In 1973, the National Black Feminist Organization (NBFO) would emerge in part as a reminder to the black liberation movement that “there can't be liberation for half the race”
11
Activist lawyer Flo Kennedy and Margaret Sloan decided to convene a small gathering of black feminists in May so that they could discuss their experiences within the racist women's movement, and what it meant to be black, female, and feminist. In their statement of purpose, they objected to the women's movement's being seen as white, and their involvement in it as disloyal to the race. Emphasizing black women's need for self-definition, they identified racism from without and sexism from within as destructive to the black community.
The National Black Feminist Organization officially began November 30, 1973, at an Eastern Regional Conference in New York City at the cathedral of St. John the Divine. This was a historic gathering of the first explicitly black feminist organization committed to the eradication of sexism, racism, and heterosexism. Workshops focused on a variety of issues—child care, the church, welfare, women's liberation, lesbianism, prisons, education, addiction, work, female sexuality, and domestic violence. Among those present were Shirley Chisholm, Alice Walker, Eleanor Holmes Norton, Flo Kennedy, and Margaret Sloan, NBFO's first and only president.
12
A year after the founding meeting, the Boston chapter of NBFO decided to form a more radical organization, according to lesbian feminist writer Barbara Smith, and named itself in 1975 the Combahee River Collective after Harriet Tubman's “military campaign” in South Carolina (1863), which freed nearly 800 slaves. In 1977, after meeting informally for three
years and doing intense consciousness-raising (the major strategy for feminist organizing in the 1970s), a black feminist lesbian manifesto was issued that foregrounded sexuality and asserted that “sexual politics under patriarchy is as pervasive in black women's lives as the politics of class and race” (Hull, Bell Scott, and Smith, 16). Emphasizing the “simultaneity” of racial, gender, heterosexist, and class oppression in the lives of black and other women of color, they affirmed their connection to an activist tradition among black women going back to the nineteenth century as well as to black liberation struggles of the 1960s. Despite the difficulty of sustaining a socialist black feminist organization with lesbian leadership for six years, they worked untiringly on a variety of “revolutionary” issues—reproductive rights, rape, prison reform, sterilization abuse, violence against women, health care, and racism within the white women's movement. They also understood the importance of coalition building and worked with other women of color, white feminists, and progressive men. Equally important was their breaking the silence about homophobia within the black community and providing lesbians and heterosexual women with opportunities to work together.
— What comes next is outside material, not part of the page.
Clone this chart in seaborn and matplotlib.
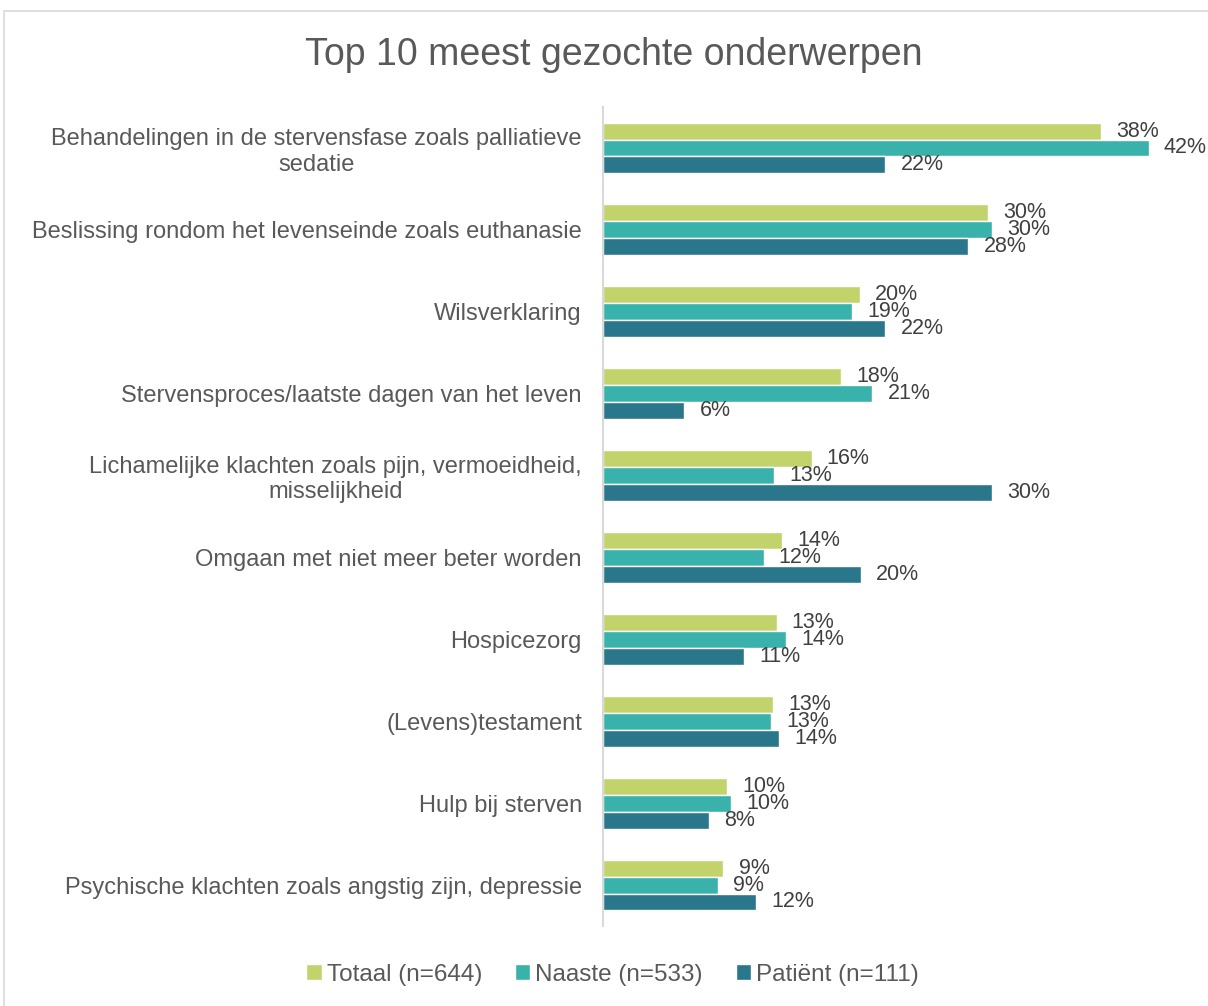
import matplotlib
matplotlib.use("Agg")
import matplotlib.pyplot as plt
import seaborn as sns
import pandas as pd
from matplotlib.patches import Rectangle

categories = [
    "Behandelingen in de stervensfase zoals palliatieve\nsedatie",
    "Beslissing rondom het levenseinde zoals euthanasie",
    "Wilsverklaring",
    "Stervensproces/laatste dagen van het leven",
    "Lichamelijke klachten zoals pijn, vermoeidheid,\nmisselijkheid",
    "Omgaan met niet meer beter worden",
    "Hospicezorg",
    "(Levens)testament",
    "Hulp bij sterven",
    "Psychische klachten zoals angstig zijn, depressie",
]
series = ["Totaal (n=644)", "Naaste (n=533)", "Patiënt (n=111)"]
totaal = [38.4, 29.7, 19.8, 18.4, 16.1, 13.8, 13.4, 13.1, 9.6, 9.3]
naaste = [42.1, 30.0, 19.2, 20.8, 13.2, 12.4, 14.1, 13.0, 9.9, 8.9]
patient = [21.8, 28.2, 21.8, 6.3, 30.0, 19.9, 10.9, 13.6, 8.2, 11.8]
colors = ["#C3D36B", "#38B2AA", "#2A768A"]

rows = []
for s, vals in zip(series, [totaal, naaste, patient]):
    for c, v in zip(categories, vals):
        rows.append({"cat": c, "val": v, "group": s})
df = pd.DataFrame(rows)

sns.set_theme(style="white")
plt.rcParams["font.family"] = ["Liberation Sans", "DejaVu Sans"]

fig = plt.figure(figsize=(12.08, 10.06), dpi=100)
ax = fig.add_axes([0.499, 0.0795, 0.483, 0.8141])

sns.barplot(data=df, y="cat", x="val", hue="group", orient="h",
            order=categories, hue_order=series, palette=colors,
            saturation=1, width=0.62, ax=ax, legend=True, errorbar=None)

ax.set_xlim(0, 45)
ax.set_ylim(9.5, -0.5)
ax.set_xlabel("")
ax.set_ylabel("")
ax.set_xticks([])
for sp in ["top", "right", "bottom"]:
    ax.spines[sp].set_visible(False)
ax.spines["left"].set_color("#D9D9D9")
ax.spines["left"].set_linewidth(1.5)
ax.tick_params(axis="y", length=0, pad=15, labelsize=17, labelcolor="#595959")
for lab in ax.get_yticklabels():
    lab.set_multialignment("center")

for cont in ax.containers:
    for bar in cont:
        w = bar.get_width()
        ax.annotate(f"{w:.0f}%", (w, bar.get_y() + bar.get_height() / 2),
                    xytext=(11, 0), textcoords="offset points",
                    ha="left", va="center", fontsize=15.5, color="#404040")

handles, labels = ax.get_legend_handles_labels()
ax.get_legend().remove()
fig.legend(handles, labels, loc="center", bbox_to_anchor=(0.507, 0.031), ncol=3,
           frameon=False, fontsize=17.5, handlelength=0.65, handleheight=0.65,
           handletextpad=0.2, columnspacing=1.35, labelcolor="#595959")

fig.text(0.508, 0.945, "Top 10 meest gezochte onderwerpen", ha="center", va="center",
         fontsize=27, color="#595959")

fig.patches.append(Rectangle((0.003, -0.01), 1.1, 1 - 0.0109 + 0.01,
                             transform=fig.transFigure, fill=False,
                             edgecolor="#D9D9D9", linewidth=1.2))

fig.savefig("out.png", dpi=100)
In 1975, Michele Wallace wrote an article for the
Village Voice
entitled “A Black Feminist's Search for Sisterhood,” and precipitated an intense controversy within the black community when
Black Macho and the Myth of the Superwoman
appeared three years later. Wallace, a founding member of NBFO, critiqued black male sexism and the misogyny of black liberation struggles. Echoing Wallace, the August 27, 1979 issue of
Newsweek
chronicled a new black struggle that underscored intraracial tensions based on gender: “It's the newest wrinkle in the black experience in America—a a growing distrust, if not antagonism, between black men and women that is tearing marriages apart and fracturing personal relationships.” This “wake-up call” came on the heels of Ntozake Shange's award-winning Broadway play “For Colored Girls Who Have Considered Suicide/When the Rainbow is Enuf” (1976) and Wallace's polemic
Black Macho,
both of whom were demonized because of their negative assessments of black men.
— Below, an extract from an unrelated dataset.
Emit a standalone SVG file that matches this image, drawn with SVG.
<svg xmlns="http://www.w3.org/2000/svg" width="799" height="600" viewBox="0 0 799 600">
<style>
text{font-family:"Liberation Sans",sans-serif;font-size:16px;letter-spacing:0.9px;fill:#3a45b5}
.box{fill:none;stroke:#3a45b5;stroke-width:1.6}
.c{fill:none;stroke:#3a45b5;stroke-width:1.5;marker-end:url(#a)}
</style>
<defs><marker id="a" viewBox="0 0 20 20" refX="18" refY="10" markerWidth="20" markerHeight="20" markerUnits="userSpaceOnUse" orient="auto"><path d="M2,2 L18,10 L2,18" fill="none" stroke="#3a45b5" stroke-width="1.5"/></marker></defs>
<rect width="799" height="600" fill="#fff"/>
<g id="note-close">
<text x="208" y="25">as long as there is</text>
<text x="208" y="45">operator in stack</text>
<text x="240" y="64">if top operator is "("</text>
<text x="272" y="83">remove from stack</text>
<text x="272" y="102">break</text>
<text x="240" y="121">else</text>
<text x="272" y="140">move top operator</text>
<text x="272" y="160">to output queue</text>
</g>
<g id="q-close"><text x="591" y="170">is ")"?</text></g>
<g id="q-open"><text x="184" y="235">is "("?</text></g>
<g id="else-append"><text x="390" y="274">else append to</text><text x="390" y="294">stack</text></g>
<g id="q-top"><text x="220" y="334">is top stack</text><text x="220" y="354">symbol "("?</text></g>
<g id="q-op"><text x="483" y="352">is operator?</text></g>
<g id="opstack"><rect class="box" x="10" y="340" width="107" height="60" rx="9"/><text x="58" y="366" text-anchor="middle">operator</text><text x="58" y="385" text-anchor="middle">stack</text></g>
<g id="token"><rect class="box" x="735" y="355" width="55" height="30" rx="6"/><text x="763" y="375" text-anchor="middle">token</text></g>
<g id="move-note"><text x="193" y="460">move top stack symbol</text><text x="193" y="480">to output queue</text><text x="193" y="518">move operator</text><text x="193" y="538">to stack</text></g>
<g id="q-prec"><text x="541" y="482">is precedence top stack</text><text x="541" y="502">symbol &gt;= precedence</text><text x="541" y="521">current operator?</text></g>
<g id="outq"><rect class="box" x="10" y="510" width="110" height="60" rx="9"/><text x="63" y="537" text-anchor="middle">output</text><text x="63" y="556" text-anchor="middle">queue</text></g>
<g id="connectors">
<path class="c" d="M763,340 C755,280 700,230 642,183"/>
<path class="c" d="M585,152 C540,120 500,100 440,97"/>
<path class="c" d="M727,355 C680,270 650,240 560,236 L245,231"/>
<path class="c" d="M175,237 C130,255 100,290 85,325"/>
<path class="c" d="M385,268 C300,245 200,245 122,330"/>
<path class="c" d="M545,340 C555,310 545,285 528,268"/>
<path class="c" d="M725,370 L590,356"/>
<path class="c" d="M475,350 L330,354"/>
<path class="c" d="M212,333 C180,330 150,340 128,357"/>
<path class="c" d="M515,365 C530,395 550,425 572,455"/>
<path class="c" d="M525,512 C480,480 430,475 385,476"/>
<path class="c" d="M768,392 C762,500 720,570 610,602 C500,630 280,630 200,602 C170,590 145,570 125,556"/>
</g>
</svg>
The issue of sexual politics within the African American community became a hotly debated topic in journals such as
The Black Scholar, Freedomways,
and
Black Books Bulletin,
and provided the catalyst for the founding of a short-lived bimonthly magazine,
Black Male/Female Relationships
by sociologists Nathan and Julia Hare.
Black Scholar,
however, would provide the most extensive and sober treatment of the debate generated by Wallace's and Shange's controversial feminist writings. The April 1973 issue of
Black Scholar
on “Black Women's Liberation” led the way, followed by the March 1975 issue, “The Black Woman,” the 1979 “Black Sexism Debate” issue, and the 1986 “Black Women and Feminism” issue. Robert Staples's essay “The Myth of Black Macho: A Response to Angry
Black Feminists,” which appeared in the March/April 1979 issue, was a feminist-bashing response to Wallace and Shange, whom he accused of black male bashing; it stimulated a Readers' Forum in the subsequent May/ June 1979 issue, in which the battle lines were drawn. Robert Chrisman's editorial for this special issue acknowledged in very strong terms the validity of the accusations, and called for a reconciliation between black men and women: “Black feminists have raised just criticisms of black male sexism.... We believe that the effort to clarify the nature of black male/ female relationships is an important step in the process of reuniting our people and revitalizing the struggle against oppression.... the problems of black male/female relationships are neither new nor solely the creation of the white media.”
A decade later, the controversy continued and grew more virulent; its most obvious manifestations were loud and angry litanies, especially among black professional men, about the portrayal of black male characters in the fiction of contemporary black women writers. Alice Walker's novel
The Color Purple
(1982) and Steven Spielberg's film adaptation sparked the most vitriolic responses. Shahrazad Ali's self-published
The Blackman's Guide to Understanding the Blackwoman
(1990) was one of the most disturbing publications during this decade-and-a-half-old family battle and is one of the most blatantly misogynist and racist texts to appear in print.